Our third clue provided the most important connection, for it showed : Louis Jacques Mande Daguerre, said to be the inventor of the photograph. However this card tells the truth, that it was a man called Niepce, actually Joseph Nicephore Niepce, who did that, in the 1820s, (though this card says 1814), and he freely admitted his idea, of taking permanent pictures with the sun, was just an adaptation of lithographic printing. Then in 1829 he teamed up with Daguerre.
As for the date of World Photography Day, August 19th, it is not the birthday of either man, nor the day that any equipment was invented. Instead it is the date that the French Academy of Sciences released the daguerreotype patent to the world and technically allowed anyone to become a photographer
The first thing to chat about is that there are many versions of this set, and four different titles, as well as untitled versions - scans of which will appear here by the time of the newsletter. Curiously R. & J. Hill also issued this set by another title as well, that being "Inventors and Their Inventions", much earlier, in 1907, and also as untitled versions.
However only our set carries this title, two of the versions being named for R. & J. Hill, and this one not. plain 1934. All three were said to have been issued in 1929, and all are sets of thirty-five cards, whereas the Inventors sets are only of twenty.
Those first two, Hill, sets are :
1. a coloured set, standard size, 2 5/8" x 1 5/8", [66 x 37], being printed by Ripley & Co. of London, in three colours, from half-tone blocks, the backs of the cards stating "Issued by The Spinet House, R. & J. Hill, Ltd. & H. Archer & Co."
2. a coloured set, larger size, 3 1/16" x 2 1/4", [77 x 66], also printed by Ripley.
Now our set is rather different in several ways. In our reference book RB.2, published in 1942, it appears in the same section as the large coloured set above, with no date of its own. I used to think that this meant it was issued at the same time, but I suddenly realise it just looks that way because the date is missing. And in these early books, there are no card codes; if there had have been, it would have been clearer to see it was an entirely different set. Anyway, the catalogue of the third series in that book is :
35. SCIENTIFIC INVENTIONS AND DISCOVERIES (titled series). Size 2 3/4" x 1 1/2" [66 x 37]. Numbered 1-35. These cards are produced by photography from the coloured set quoted above. Fronts, printed black only, from half-tone blocks - black and white - narrow, black marginal line and margins. Cream card.
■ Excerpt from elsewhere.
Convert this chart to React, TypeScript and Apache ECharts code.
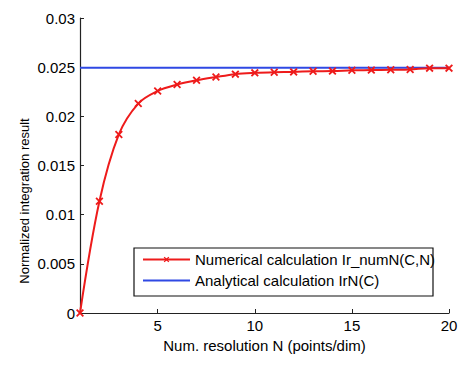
import React, { useEffect, useRef } from "react";
import * as echarts from "echarts";

const resolutionN = [1, 2, 3, 4, 5, 6, 7, 8, 9, 10, 11, 12, 13, 14, 15, 16, 17, 18, 19, 20];
const numericalValues = [
  0, 0.01136, 0.01816, 0.0213, 0.02258, 0.02323, 0.02367, 0.024, 0.02429, 0.02442,
  0.02449, 0.02452, 0.02459, 0.0246, 0.02468, 0.0247, 0.02473, 0.02476, 0.0249, 0.0249,
];
const analyticalValue = 0.02495;
const xTickValues = [5, 10, 15, 20];
const seriesNames = ["Numerical calculation Ir_numN(C,N)", "Analytical calculation IrN(C)"];
const xAxisTitle = "Num. resolution N (points/dim)";
const yAxisTitle = "Normalized integration result";

const FONT = "'Liberation Sans', Arial, Helvetica, sans-serif";
const RED = "#ee1b1b";
const BLUE = "#2f49e4";
const X_SYMBOL =
  "path://M0,1.6L1.6,0L5,3.4L8.4,0L10,1.6L6.6,5L10,8.4L8.4,10L5,6.6L1.6,10L0,8.4L3.4,5Z";

export default function App() {
  const ref = useRef<HTMLDivElement>(null);
  useEffect(() => {
    if (!ref.current) return;
    const chart = echarts.init(ref.current, undefined, { renderer: "svg" });
    const numData = resolutionN.map((n, i) => [n, numericalValues[i]]);
    const anaData = resolutionN.map((n) => [n, analyticalValue]);
    chart.setOption({
      animation: false,
      backgroundColor: "#ffffff",
      textStyle: { fontFamily: FONT },
      grid: { left: 80, right: 25, top: 18, bottom: 54 },
      xAxis: {
        type: "value",
        min: 1,
        max: 20,
        name: xAxisTitle,
        nameLocation: "middle",
        nameGap: 23,
        nameTextStyle: { fontSize: 15, color: "#000", fontFamily: FONT },
        axisLine: { show: true, lineStyle: { color: "#222", width: 1.2 } },
        axisTick: { show: true, inside: true, length: 4, customValues: xTickValues, lineStyle: { color: "#222" } },
        axisLabel: { customValues: xTickValues, fontSize: 15, color: "#000", margin: 5, fontFamily: FONT },
        splitLine: { show: false },
      },
      yAxis: {
        type: "value",
        min: 0,
        max: 0.03,
        interval: 0.005,
        axisLine: { show: true, lineStyle: { color: "#222", width: 1.2 } },
        axisTick: { show: true, inside: true, length: 4, lineStyle: { color: "#222" } },
        axisLabel: { fontSize: 15, color: "#000", margin: 5, fontFamily: FONT },
        splitLine: { show: false },
      },
      legend: {
        orient: "vertical",
        left: 142,
        top: 252,
        padding: 0,
        itemWidth: 47,
        itemHeight: 7,
        itemGap: 6,
        textStyle: { fontSize: 15, color: "#000", fontFamily: FONT },
        data: [
          { name: seriesNames[0] },
          { name: seriesNames[1], itemStyle: { opacity: 0 } },
        ],
      },
      graphic: [
        {
          type: "rect",
          shape: { x: 134, y: 248, width: 299, height: 48 },
          style: { fill: "none", stroke: "#111", lineWidth: 1.2 },
          z: 100,
        },
        {
          type: "text",
          x: 24,
          y: 201,
          rotation: Math.PI / 2,
          style: {
            text: yAxisTitle,
            fontSize: 13,
            fontFamily: FONT,
            fill: "#000",
            align: "center",
            verticalAlign: "middle",
          },
        },
      ],
      series: [
        {
          name: seriesNames[1],
          type: "line",
          data: anaData,
          symbol: "none",
          lineStyle: { color: BLUE, width: 2 },
          itemStyle: { color: BLUE },
          z: 2,
        },
        {
          name: seriesNames[0],
          type: "line",
          data: numData,
          smooth: 0.35,
          symbol: X_SYMBOL,
          symbolSize: 8,
          lineStyle: { color: RED, width: 2 },
          itemStyle: { color: RED },
          z: 3,
        },
      ],
    });
    return () => chart.dispose();
  }, []);
  return (
    <div
      ref={ref}
      style={{ position: "fixed", left: 0, top: 0, width: 474, height: 367, background: "#fff" }}
    />
  );
}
Backs, printed in jet black only, with descriptions and inscribed, "Pipe Smokers are recommended to try The Spotlight Tobaccos, . . ." No makers name appears anywhere. [see Henry Archer & Co.) Printed by W. Oliver.
Now I do have some theories about these cards, but I am not a Hill specialist, so I welcome being corrected by anyone who is.
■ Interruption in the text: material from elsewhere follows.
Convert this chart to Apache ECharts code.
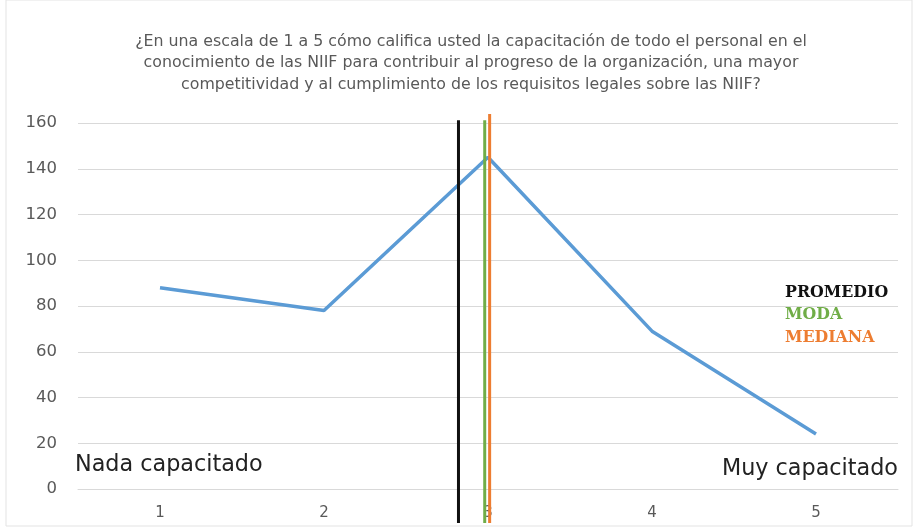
<!DOCTYPE html>
<html><head><meta charset="utf-8">
<script src="https://cdn.jsdelivr.net/npm/echarts@6/dist/echarts.min.js"></script>
<style>html,body{margin:0;padding:0;background:#fff}#c{width:913px;height:527px}</style>
</head><body><div id="c"></div>
<script>
const categories = ['1','2','3','4','5'];
const values = [88, 78, 145, 69, 24];
const yTicks = {min:0, max:160, interval:20};
const refNames = ['PROMEDIO','MODA','MEDIANA'];
const refPositions = [2.82, 2.98, 3.01];
const refTops = [0.985, 0.985, 1.0];
const refColors = ['#111111','#70ad47','#ed7d31'];
const titleLines = '¿En una escala de 1 a 5 cómo califica usted la capacitación de todo el personal en el\nconocimiento de las NIIF para contribuir al progreso de la organización, una mayor\ncompetitividad y al cumplimiento de los requisitos legales sobre las NIIF?';

const chart = echarts.init(document.getElementById('c'));
const refSeries = refNames.map((n,i)=>({
  name:n, type:'line', xAxisIndex:1, yAxisIndex:1, symbol:'none', silent:true,
  lineStyle:{color:refColors[i], width:3},
  data:[[refPositions[i],0],[refPositions[i],refTops[i]]], z:5
}));
const sans = 'DejaVu Sans';
chart.setOption({
  animation:false,
  title:[
    {text:titleLines, left:466, textAlign:'center', top:26,
     textStyle:{fontFamily:sans, fontSize:15.8, fontWeight:'normal', color:'#595959', lineHeight:21.5}},
    {text:'Nada capacitado', left:70, top:449, textStyle:{fontFamily:sans, fontSize:22.3, fontWeight:'normal', color:'#222'}},
    {text:'Muy capacitado', right:10, top:453, textStyle:{fontFamily:sans, fontSize:22.3, fontWeight:'normal', color:'#222'}},
    {text:refNames[0], left:780, top:280, textStyle:{fontFamily:'DejaVu Serif', fontSize:15.8, fontWeight:'bold', color:'#111'}},
    {text:refNames[1], left:780, top:302, textStyle:{fontFamily:'DejaVu Serif', fontSize:15.8, fontWeight:'bold', color:'#70ad47'}},
    {text:refNames[2], left:780, top:325, textStyle:{fontFamily:'DejaVu Serif', fontSize:15.8, fontWeight:'bold', color:'#ed7d31'}}
  ],
  graphic:[{type:'rect', shape:{x:6,y:0,width:906,height:526}, style:{fill:'none', stroke:'#e3e3e3', lineWidth:1}, silent:true}],
  grid:[
    {left:78, right:15, top:123, bottom:38},
    {left:78, right:15, top:114, bottom:4}
  ],
  xAxis:[
    {type:'category', data:categories, gridIndex:0, boundaryGap:true,
     axisLine:{lineStyle:{color:'#d9d9d9'}}, axisTick:{show:false},
     axisLabel:{color:'#595959', fontFamily:sans, fontSize:15, margin:17}},
    {type:'value', gridIndex:1, min:0.5, max:5.5, show:false}
  ],
  yAxis:[
    {type:'value', gridIndex:0, min:yTicks.min, max:yTicks.max, interval:yTicks.interval,
     axisLine:{show:false}, axisTick:{show:false},
     splitLine:{lineStyle:{color:'#d9d9d9', width:1}},
     axisLabel:{color:'#595959', fontFamily:sans, fontSize:16.5, margin:21}},
    {type:'value', gridIndex:1, min:0, max:1, show:false}
  ],
  series:[
    {type:'line', data:values, xAxisIndex:0, yAxisIndex:0, symbol:'none',
     lineStyle:{color:'#5b9bd5', width:3.5}, z:3},
    ...refSeries
  ]
});
</script></body></html>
The first is that though they appear under R. & J. Hill in our reference books, there is a suspicion that they may have been instead issued through Henry Archer & Co., who were amalgamated with Hill in 1905. This is supported by them being mentioned in the quotation above, as well as in the header of our original World Tobacco Issues Index, under Archer, where it states that "Some of the Anonymous issues associated with Hill were probably issued with Archer`s brands". Though "Spotlight" was stated to be a Hill brand.
Secondly, there is this really odd fact that they were produced by taking photographs of the fronts of another set, and by another printer. Why not just ask the original printer for a re-run? In black only, if you were strapped for cash? And my thought is that they could not, either because Ripley had gone out of business (but surely then the artwork would have come back to Hill) - or that the cards are much later than we think, and the Ripley premises had been hit by a similar bomb to that which destroyed the R. & J. Hill factory and all their paperwork and records in 1941 - or maybe, that after the Hill factory was gone, they came across a coloured set and thought they would be able to continue issuing cards, or at least this one set to test the feasibility, by getting someone to use them as artwork. This does not explain why they were converted to black only, rather than colour, unless what they actually found were the black and white original drawings, or artwork, rather than the cards that we have long been presuming the photos were taken off?